BY KIM JANSSEN Staff writer

 

A teenager with disabilities who killed a Bloom High School classmate "because he wanted to be loved" faces up to 45 years behind bars after being convicted Friday of first-degree murder.

 

A jury at the Cook County Courthouse in Markham took four hours to find Carlos Nava, now 18, guilty of killing 14-year-old Jeramy Johnson after a July 3, 2005, fireworks display on the grounds of the Chicago Heights high school.

 

Prosecutors said Nava - who has a withered right hand, disabled left hand, weighs 90 pounds and stands just 4 feet 11 inches tall - shot Johnson because Johnson was wearing his hat "the wrong way," signifying his belonging to a rival street gang.

 

When Nava and a group of Latin Kings crossed paths with some Gangster Disciples as they left the fireworks show, a fight broke out.

 

By gunning down Johnson, Nava, who had few friends and was allegedly mocked as "lobster boy," hoped to win the love and respect of the Latin Kings, Assistant State 's Attorney James Pullos told jurors in his closing argument Friday.

 

"He desperately wanted to fit in, to be a part of something," Pullos said.

 

Assistant Public Defender Kendall Hill had tried to convince the jury that Nava's disability meant he could not have held the gun, let alone pulled the trigger - suggesting that police had fabricated a confession.

 

Hill made Nava show the jury how he had to use his forearms to pick up a heavy legal textbook.

 

But prosecutors said Nava did confess to shooting Johnson and later recanted.

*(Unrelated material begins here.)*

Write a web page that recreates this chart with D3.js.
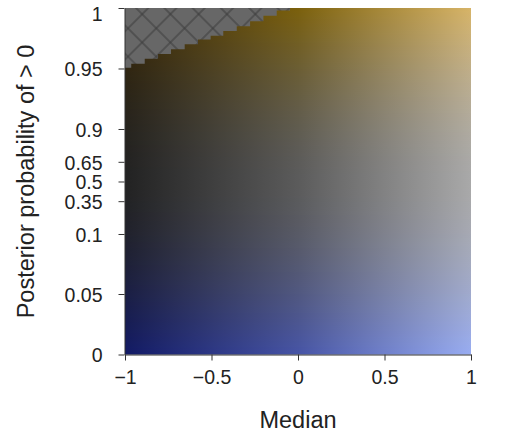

Assistant State 's Attorney Ted Lagerwall dismissed the book demonstration.

 

"Nobody threw a book at Jeramy Johnson - they fired a gun," he said.

 

Witnesses from both gangs had identified Nava as the gunman, he said.

 

As 25 relatives of Johnson celebrated outside the courtroom Friday evening, Johnson's mother, Patricia, said her son had tried to avoid the confrontation that night.

 

"I'm just glad that my son can rest in peace now, and that I can have peace, too," she said.

 

Nava showed no emotion as the verdict was announced.

 

He is due to be sentenced Feb. 6 by Circuit Judge Michelle Simmons.